- Provided entries -

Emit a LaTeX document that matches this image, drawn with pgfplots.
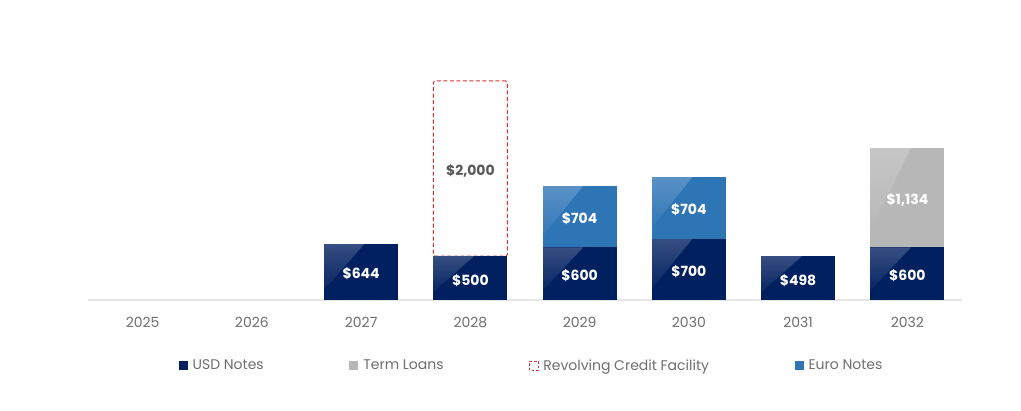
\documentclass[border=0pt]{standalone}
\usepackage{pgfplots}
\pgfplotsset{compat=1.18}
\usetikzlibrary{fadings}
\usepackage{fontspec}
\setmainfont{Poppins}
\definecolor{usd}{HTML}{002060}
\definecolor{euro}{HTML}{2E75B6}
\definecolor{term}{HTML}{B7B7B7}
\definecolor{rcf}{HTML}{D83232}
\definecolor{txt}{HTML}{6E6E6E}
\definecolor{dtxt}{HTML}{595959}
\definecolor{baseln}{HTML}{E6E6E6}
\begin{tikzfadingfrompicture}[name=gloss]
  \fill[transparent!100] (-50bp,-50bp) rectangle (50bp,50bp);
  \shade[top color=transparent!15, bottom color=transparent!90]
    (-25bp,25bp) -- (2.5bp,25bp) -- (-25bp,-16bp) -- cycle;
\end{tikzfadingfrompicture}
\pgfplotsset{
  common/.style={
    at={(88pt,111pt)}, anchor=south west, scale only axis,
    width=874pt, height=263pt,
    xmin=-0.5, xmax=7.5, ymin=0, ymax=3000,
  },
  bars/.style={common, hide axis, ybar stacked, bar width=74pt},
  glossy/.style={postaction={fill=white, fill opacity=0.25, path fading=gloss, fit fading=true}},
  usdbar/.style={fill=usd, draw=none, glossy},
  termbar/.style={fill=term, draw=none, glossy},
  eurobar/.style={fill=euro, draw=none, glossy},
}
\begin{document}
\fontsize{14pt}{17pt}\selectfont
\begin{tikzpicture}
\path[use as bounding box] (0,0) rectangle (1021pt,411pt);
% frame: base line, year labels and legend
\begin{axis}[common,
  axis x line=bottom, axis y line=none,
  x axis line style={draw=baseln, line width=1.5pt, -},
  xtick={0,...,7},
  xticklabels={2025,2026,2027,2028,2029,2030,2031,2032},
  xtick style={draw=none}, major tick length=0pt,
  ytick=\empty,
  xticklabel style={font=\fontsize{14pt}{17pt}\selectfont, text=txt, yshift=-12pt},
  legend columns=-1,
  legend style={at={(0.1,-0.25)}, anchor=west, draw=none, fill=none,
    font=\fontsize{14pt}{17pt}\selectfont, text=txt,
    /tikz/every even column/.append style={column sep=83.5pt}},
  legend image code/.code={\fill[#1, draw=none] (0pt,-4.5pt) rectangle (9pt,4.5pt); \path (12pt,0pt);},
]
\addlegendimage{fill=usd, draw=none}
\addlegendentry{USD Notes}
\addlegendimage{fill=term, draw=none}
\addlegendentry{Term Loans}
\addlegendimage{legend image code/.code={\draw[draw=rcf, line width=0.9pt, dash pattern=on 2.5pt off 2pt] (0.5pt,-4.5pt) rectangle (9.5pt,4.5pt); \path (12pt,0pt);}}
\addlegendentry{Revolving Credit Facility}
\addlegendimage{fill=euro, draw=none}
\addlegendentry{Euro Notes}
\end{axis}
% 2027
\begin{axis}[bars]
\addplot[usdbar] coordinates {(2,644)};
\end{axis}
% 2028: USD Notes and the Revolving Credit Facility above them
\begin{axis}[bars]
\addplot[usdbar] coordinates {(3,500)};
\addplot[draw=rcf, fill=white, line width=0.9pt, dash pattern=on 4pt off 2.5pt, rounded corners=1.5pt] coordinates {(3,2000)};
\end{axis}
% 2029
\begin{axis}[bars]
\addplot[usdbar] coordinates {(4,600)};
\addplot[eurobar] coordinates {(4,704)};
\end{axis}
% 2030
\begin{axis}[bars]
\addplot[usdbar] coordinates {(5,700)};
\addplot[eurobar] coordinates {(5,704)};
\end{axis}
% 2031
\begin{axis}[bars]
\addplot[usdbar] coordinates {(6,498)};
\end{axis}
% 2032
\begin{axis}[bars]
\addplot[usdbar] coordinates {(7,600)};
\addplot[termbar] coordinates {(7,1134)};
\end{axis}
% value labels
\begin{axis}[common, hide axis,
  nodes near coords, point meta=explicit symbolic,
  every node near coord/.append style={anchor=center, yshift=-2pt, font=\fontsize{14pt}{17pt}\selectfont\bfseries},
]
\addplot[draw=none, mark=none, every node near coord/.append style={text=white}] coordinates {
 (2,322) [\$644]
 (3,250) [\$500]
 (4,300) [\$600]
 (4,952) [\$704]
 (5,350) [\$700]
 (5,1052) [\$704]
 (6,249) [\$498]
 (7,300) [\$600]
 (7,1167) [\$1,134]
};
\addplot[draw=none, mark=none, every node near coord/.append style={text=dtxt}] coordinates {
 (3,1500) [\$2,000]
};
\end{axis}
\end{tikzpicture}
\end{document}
==
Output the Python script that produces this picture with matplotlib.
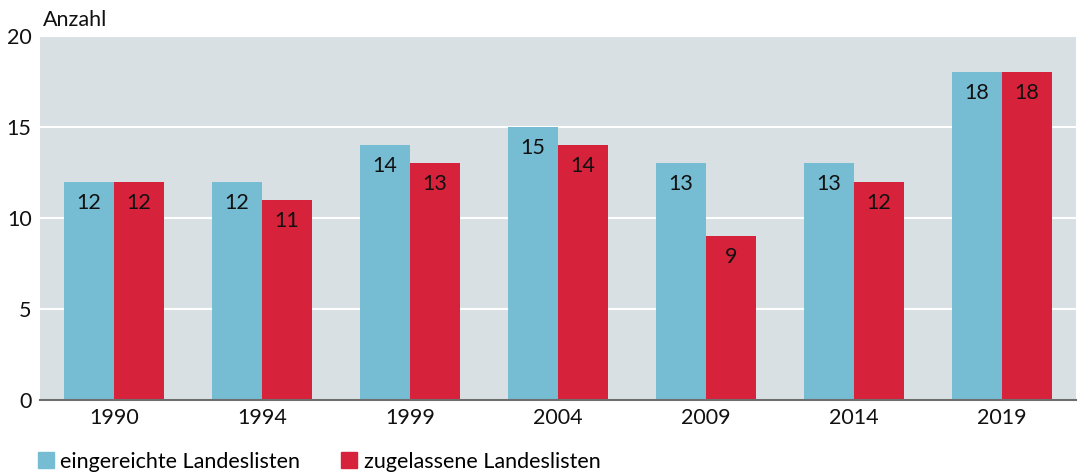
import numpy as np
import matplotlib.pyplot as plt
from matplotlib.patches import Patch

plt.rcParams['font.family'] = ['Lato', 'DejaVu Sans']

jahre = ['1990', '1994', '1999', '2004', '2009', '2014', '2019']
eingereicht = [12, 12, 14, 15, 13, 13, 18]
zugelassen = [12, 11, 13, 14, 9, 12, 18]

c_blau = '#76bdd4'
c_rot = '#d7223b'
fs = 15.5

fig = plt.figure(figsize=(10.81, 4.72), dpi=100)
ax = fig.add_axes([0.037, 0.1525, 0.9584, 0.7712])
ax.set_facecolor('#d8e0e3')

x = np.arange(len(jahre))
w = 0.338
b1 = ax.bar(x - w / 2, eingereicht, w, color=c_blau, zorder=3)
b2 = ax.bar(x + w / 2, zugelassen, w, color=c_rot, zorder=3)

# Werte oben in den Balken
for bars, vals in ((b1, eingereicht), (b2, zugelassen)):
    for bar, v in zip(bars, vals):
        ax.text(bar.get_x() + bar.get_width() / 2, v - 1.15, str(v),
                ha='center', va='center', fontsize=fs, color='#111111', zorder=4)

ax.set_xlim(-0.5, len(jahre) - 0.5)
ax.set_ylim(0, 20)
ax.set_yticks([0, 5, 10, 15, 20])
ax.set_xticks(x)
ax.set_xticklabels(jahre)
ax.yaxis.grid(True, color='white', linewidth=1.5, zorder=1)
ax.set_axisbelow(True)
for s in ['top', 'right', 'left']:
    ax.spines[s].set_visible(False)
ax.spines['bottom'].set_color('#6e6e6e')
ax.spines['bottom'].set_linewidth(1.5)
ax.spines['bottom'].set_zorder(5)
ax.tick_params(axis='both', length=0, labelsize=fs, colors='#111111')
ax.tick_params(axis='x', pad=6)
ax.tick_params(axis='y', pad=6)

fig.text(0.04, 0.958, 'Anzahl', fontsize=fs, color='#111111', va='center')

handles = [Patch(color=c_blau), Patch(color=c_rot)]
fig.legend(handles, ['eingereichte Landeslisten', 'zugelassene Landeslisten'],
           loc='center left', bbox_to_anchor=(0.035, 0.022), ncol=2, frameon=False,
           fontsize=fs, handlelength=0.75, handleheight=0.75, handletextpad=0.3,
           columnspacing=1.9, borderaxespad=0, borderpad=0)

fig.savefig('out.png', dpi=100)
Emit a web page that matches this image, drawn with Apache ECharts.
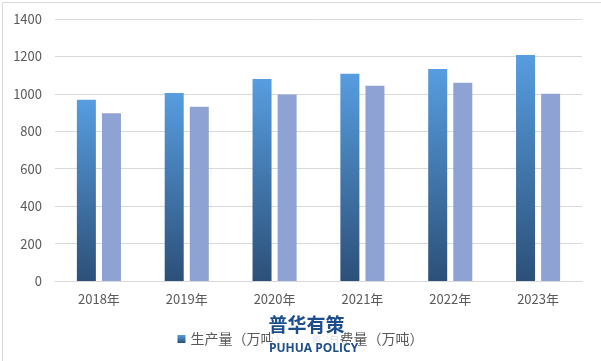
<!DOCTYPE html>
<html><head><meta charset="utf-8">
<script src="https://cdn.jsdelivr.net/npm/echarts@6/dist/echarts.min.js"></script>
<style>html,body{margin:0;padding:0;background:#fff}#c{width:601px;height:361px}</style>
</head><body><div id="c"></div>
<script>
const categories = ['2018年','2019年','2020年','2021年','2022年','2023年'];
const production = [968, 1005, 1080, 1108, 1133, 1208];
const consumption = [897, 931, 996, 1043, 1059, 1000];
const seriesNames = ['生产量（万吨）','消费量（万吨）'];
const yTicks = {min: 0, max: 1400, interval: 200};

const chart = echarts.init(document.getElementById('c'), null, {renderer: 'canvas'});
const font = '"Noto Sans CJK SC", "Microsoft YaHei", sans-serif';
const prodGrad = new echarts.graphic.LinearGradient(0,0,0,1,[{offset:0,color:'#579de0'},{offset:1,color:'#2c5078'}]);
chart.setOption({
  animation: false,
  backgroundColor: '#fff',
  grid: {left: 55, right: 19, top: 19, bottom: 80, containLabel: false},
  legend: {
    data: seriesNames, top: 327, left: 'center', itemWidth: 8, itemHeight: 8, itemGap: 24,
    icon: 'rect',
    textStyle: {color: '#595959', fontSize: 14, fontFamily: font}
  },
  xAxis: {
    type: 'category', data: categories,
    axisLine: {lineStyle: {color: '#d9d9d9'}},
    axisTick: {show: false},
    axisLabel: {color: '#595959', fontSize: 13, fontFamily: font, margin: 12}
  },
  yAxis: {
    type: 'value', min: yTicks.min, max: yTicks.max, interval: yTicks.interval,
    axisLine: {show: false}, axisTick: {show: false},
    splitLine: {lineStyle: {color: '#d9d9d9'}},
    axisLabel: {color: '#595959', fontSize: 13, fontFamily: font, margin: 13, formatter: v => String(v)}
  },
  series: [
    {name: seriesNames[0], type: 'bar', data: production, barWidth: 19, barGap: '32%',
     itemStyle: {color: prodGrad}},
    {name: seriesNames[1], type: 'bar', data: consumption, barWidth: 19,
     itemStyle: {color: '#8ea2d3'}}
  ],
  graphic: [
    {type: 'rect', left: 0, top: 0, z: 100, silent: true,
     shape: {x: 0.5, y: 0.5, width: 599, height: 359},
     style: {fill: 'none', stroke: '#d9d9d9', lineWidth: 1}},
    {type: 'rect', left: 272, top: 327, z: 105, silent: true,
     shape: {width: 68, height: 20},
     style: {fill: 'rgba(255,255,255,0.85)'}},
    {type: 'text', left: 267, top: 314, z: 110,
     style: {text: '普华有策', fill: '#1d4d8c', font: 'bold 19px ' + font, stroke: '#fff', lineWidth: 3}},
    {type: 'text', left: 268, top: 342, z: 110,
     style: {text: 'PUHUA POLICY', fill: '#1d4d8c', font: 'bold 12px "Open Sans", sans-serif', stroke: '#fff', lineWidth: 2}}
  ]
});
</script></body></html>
* * *
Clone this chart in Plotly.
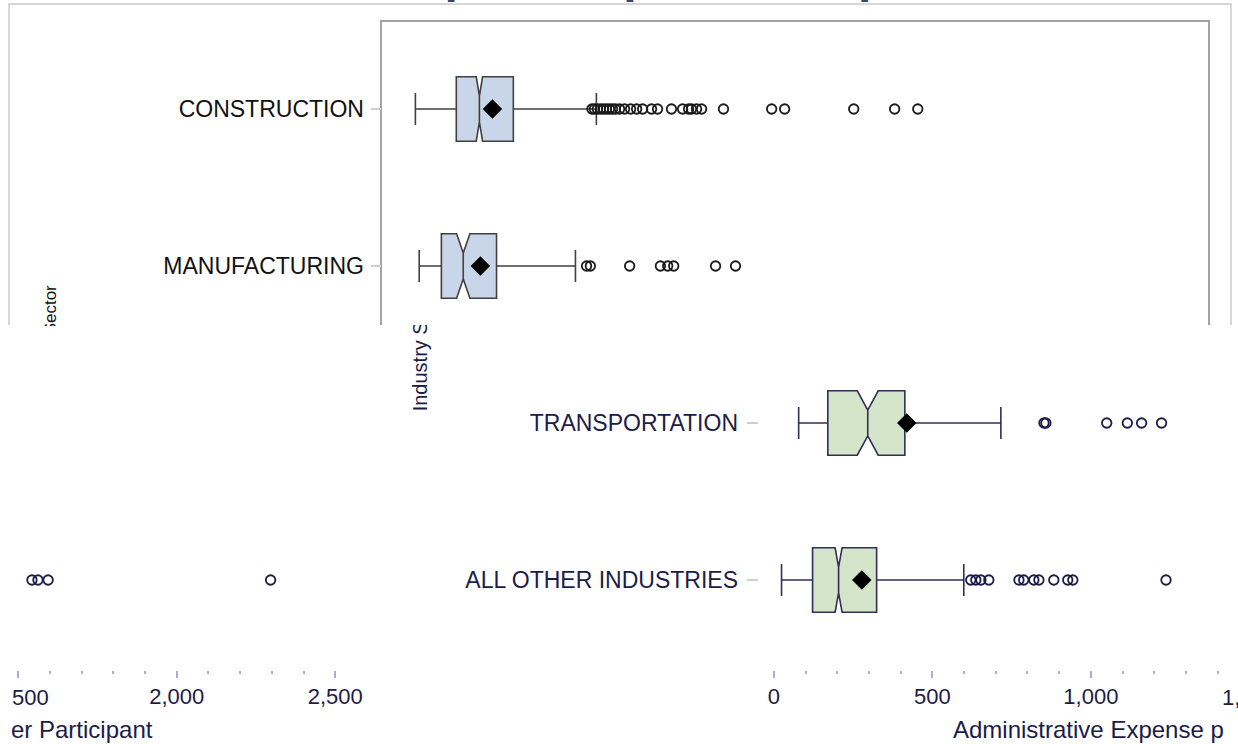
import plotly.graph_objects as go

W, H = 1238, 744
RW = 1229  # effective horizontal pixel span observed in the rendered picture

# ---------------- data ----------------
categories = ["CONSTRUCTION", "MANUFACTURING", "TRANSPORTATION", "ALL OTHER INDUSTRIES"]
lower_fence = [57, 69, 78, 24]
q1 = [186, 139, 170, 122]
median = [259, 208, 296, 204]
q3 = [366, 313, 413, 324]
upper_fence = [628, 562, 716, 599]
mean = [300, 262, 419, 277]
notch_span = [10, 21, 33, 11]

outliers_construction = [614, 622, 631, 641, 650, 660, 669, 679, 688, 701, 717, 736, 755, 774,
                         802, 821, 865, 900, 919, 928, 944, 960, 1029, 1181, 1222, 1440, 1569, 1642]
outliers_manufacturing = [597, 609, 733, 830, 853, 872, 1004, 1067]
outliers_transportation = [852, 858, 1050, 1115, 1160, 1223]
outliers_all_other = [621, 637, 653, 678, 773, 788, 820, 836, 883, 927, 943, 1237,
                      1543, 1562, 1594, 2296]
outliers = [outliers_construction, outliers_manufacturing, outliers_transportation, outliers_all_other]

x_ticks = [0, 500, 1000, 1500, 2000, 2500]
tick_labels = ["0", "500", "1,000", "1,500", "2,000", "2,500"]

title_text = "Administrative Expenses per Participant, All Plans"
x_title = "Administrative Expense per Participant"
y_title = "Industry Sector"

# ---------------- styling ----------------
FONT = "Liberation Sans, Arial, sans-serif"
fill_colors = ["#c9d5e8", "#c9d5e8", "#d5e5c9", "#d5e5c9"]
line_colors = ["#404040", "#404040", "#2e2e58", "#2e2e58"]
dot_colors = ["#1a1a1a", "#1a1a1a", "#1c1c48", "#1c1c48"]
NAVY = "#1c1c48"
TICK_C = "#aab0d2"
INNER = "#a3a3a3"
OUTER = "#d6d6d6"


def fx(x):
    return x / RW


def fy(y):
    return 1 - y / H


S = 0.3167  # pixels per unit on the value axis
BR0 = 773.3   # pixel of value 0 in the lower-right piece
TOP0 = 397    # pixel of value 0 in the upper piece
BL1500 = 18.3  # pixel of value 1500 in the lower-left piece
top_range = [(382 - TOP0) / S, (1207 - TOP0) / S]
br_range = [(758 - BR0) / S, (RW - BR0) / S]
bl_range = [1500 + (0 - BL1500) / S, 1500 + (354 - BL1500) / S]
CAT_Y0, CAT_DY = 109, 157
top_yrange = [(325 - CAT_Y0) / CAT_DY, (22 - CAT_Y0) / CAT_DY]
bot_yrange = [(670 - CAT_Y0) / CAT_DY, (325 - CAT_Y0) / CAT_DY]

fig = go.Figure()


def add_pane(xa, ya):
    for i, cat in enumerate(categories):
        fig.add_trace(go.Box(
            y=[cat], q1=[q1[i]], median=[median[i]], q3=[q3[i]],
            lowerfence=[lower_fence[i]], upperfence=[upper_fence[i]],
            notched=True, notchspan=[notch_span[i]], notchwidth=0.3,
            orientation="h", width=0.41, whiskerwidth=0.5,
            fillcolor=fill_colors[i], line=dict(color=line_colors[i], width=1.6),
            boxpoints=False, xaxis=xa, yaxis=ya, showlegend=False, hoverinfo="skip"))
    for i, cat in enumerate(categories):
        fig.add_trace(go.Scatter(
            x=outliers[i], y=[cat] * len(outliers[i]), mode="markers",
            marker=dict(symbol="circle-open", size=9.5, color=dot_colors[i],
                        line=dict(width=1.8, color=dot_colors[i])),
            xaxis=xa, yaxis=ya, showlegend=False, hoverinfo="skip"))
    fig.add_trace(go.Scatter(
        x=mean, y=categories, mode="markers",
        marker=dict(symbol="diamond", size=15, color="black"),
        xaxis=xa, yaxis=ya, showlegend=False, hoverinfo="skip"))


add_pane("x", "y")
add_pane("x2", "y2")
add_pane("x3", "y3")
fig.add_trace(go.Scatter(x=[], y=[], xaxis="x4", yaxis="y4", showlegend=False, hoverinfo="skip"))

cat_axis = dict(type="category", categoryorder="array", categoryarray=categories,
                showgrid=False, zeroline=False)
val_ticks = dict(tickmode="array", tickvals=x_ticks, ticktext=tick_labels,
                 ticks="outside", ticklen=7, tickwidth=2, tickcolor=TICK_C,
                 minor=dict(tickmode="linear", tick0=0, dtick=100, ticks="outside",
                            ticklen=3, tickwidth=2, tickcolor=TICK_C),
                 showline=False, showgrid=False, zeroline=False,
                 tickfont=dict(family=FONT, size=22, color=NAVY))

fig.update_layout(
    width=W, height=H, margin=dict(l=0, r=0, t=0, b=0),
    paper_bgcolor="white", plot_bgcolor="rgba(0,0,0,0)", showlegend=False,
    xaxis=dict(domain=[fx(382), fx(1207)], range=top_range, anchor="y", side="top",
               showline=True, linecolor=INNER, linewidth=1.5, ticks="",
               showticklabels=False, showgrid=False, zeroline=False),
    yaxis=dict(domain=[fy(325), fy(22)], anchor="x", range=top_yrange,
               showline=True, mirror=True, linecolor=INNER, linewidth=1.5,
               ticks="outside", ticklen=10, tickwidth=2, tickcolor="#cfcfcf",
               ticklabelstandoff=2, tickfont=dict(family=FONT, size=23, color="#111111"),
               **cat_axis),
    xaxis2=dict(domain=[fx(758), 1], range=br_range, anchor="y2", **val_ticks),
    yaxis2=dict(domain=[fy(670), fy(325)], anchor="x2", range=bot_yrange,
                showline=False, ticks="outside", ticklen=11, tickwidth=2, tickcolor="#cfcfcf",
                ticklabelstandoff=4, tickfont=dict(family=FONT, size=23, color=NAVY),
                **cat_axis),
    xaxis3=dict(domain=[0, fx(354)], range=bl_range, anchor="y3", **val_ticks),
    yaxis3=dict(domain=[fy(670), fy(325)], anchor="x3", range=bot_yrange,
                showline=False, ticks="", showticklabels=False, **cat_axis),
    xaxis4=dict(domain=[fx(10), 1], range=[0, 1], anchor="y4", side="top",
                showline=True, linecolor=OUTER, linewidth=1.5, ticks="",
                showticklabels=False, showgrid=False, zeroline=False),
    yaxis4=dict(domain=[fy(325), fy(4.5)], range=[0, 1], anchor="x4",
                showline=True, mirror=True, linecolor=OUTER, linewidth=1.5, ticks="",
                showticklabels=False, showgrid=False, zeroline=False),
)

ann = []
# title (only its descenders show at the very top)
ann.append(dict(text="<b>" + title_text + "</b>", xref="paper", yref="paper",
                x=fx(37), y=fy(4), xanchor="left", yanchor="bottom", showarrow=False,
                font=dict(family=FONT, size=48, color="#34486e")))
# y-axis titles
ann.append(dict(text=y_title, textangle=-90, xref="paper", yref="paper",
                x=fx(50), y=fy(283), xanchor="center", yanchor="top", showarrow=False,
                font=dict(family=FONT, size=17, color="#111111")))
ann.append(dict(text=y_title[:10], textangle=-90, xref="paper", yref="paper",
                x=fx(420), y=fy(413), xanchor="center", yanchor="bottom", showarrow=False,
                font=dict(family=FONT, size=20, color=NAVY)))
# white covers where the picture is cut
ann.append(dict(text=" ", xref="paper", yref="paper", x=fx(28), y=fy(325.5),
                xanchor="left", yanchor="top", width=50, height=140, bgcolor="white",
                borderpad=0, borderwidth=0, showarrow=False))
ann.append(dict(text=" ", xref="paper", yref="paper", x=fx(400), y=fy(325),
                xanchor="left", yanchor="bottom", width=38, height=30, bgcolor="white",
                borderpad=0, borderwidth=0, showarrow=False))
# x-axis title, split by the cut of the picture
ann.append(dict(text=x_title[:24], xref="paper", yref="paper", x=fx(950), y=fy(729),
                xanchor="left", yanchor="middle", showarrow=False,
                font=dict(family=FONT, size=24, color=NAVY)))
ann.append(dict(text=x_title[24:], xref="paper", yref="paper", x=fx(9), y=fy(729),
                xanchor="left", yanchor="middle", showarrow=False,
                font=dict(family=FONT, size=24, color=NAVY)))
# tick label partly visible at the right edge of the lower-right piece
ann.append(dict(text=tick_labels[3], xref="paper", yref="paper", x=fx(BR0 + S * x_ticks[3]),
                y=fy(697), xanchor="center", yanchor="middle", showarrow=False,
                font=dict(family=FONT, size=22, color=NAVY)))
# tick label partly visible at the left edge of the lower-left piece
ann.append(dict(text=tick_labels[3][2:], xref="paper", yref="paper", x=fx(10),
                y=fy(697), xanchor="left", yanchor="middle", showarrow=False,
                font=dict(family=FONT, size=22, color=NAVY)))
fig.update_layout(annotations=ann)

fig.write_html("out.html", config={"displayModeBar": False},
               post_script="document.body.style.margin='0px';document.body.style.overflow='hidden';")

- Task details -
For the material above, give again only the lines starting at the line that contains "Output the Python" and ending at the line that contains "fontsize=fs, color='#111111', zorder=4)". Pictures do not belong in the copy.

- Output -
Output the Python script that produces this picture with matplotlib.
import numpy as np
import matplotlib.pyplot as plt
from matplotlib.patches import Patch

plt.rcParams['font.family'] = ['Lato', 'DejaVu Sans']

jahre = ['1990', '1994', '1999', '2004', '2009', '2014', '2019']
eingereicht = [12, 12, 14, 15, 13, 13, 18]
zugelassen = [12, 11, 13, 14, 9, 12, 18]

c_blau = '#76bdd4'
c_rot = '#d7223b'
fs = 15.5

fig = plt.figure(figsize=(10.81, 4.72), dpi=100)
ax = fig.add_axes([0.037, 0.1525, 0.9584, 0.7712])
ax.set_facecolor('#d8e0e3')

x = np.arange(len(jahre))
w = 0.338
b1 = ax.bar(x - w / 2, eingereicht, w, color=c_blau, zorder=3)
b2 = ax.bar(x + w / 2, zugelassen, w, color=c_rot, zorder=3)

# Werte oben in den Balken
for bars, vals in ((b1, eingereicht), (b2, zugelassen)):
    for bar, v in zip(bars, vals):
        ax.text(bar.get_x() + bar.get_width() / 2, v - 1.15, str(v),
                ha='center', va='center', fontsize=fs, color='#111111', zorder=4)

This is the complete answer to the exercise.